The Foldable Catalyst: A 2026 foldable iPhone launch would be a content multiplier unlike anything in recent memory. The hinge alone requires 3-5x the FPC value of a standard phone. This would turbocharge the mature mobile business, funding even more aggressive AI investments.
Revenue Mix Crossover: The quarter when AI Server + IC Substrate revenue exceeds 25% of total will be the inflection point. At that moment, the narrative becomes undeniable. Current trajectory suggests this happens in late 2026 or early 2027.
Thailand Operational Readiness: Mass production must begin in 2H 2026 with yields above 80%. Any delay beyond Q4 2026 leaves the company exposed to geopolitical risk and risks losing design wins to competitors like Gold Circuit Electronics, which already has Thai capacity.
Conclusion
Zhen Ding is undergoing its second metamorphosis.

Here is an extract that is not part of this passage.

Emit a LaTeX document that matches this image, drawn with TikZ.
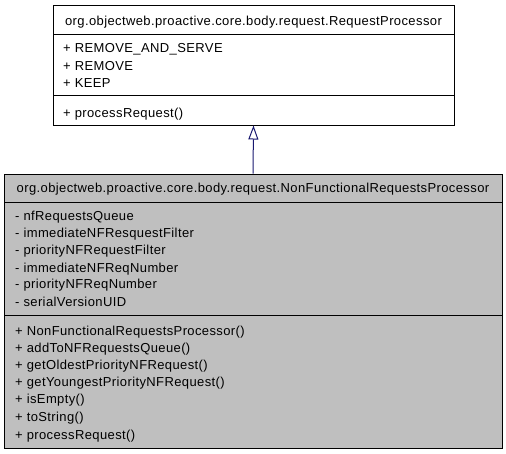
\documentclass[tikz,border=0pt]{standalone}
\usepackage{fontspec}
\setmainfont[LetterSpace=3]{Liberation Sans}
\usetikzlibrary{arrows.meta}
\definecolor{navy}{HTML}{191970}
\definecolor{boxgray}{HTML}{BFBFBF}
\begin{document}
\begin{tikzpicture}[x=1pt,y=-1pt,
  umlbox/.style={draw=black,line width=1pt,rectangle,inner sep=0pt},
  sep/.style={draw=black,line width=1pt},
  txt/.style={anchor=base west,inner sep=0pt,font=\fontsize{13}{15}\selectfont},
  hdr/.style={anchor=base,inner sep=0pt,font=\fontsize{13}{15}\selectfont},
  inherit/.style={draw=navy,line width=1pt,-{Triangle[open,length=14pt,width=10pt]}}]
\useasboundingbox (0,0) rectangle (506,453);
% top class
\node[umlbox,minimum width=401pt,minimum height=120pt] (rp) at (253.5,65) {};
\draw[sep] (53,34) -- (454,34);
\draw[sep] (53,95) -- (454,95);
\node[hdr] (rph) at (253.5,25) {org.objectweb.proactive.core.body.request.RequestProcessor};
\node[txt] (rpa1) at (63,52) {+ REMOVE\_AND\_SERVE};
\node[txt] (rpa2) at (63,70) {+ REMOVE};
\node[txt] (rpa3) at (63,87) {+ KEEP};
\node[txt] (rpm1) at (63,117) {+ processRequest()};
% bottom class
\node[umlbox,fill=boxgray,minimum width=498pt,minimum height=274pt] (nf) at (253,311) {};
\draw[sep] (4,202) -- (502,202);
\draw[sep] (4,315) -- (502,315);
\node[hdr] (nfh) at (253,192) {org.objectweb.proactive.core.body.request.NonFunctionalRequestsProcessor};
\node[txt] (a1) at (15,220) {- nfRequestsQueue};
\node[txt] (a2) at (15,237) {- immediateNFResquestFilter};
\node[txt] (a3) at (15,254) {- priorityNFRequestFilter};
\node[txt] (a4) at (15,272) {- immediateNFReqNumber};
\node[txt] (a5) at (15,288) {- priorityNFReqNumber};
\node[txt] (a6) at (15,306) {- serialVersionUID};
\node[txt] (m1) at (15,335) {+ NonFunctionalRequestsProcessor()};
\node[txt] (m2) at (15,352) {+ addToNFRequestsQueue()};
\node[txt] (m3) at (15,369) {+ getOldestPriorityNFRequest()};
\node[txt] (m4) at (15,386) {+ getYoungestPriorityNFRequest()};
\node[txt] (m5) at (15,403) {+ isEmpty()};
\node[txt] (m6) at (15,421) {+ toString()};
\node[txt] (m7) at (15,439) {+ processRequest()};
% inheritance
\draw[inherit] (nf.north) -- (rp.south);
\end{tikzpicture}
\end{document}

The first transformed it from a regional PCB supplier into the backbone of the smartphone revolution. The second will transform it from a mobile component maker into a critical enabler of accelerated computing.
The market’s hesitation is understandable, the financial statements still look like a cyclical manufacturer navigating a heavy investment cycle. But the operational data tells a different story. Record revenue in Q4 2025, 70% growth in server/automotive, 90%+ utilization in BT substrates, these aren’t the metrics of a company in decline.
The current valuation essentially gives investors the mature, cash-generative mobile business at fair value, while throwing in the AI infrastructure and advanced packaging transformation for free. That’s the kind of asymmetric setup that appears when the market lags reality by 18-24 months.
For those willing to look past near-term margin friction, Zhen Ding offers something rare: a proven execution machine captureing a structural tailwind that its own scale makes possible. The company isn’t just riding the AI wave. It’s building the physical foundation upon which the entire industry will surf.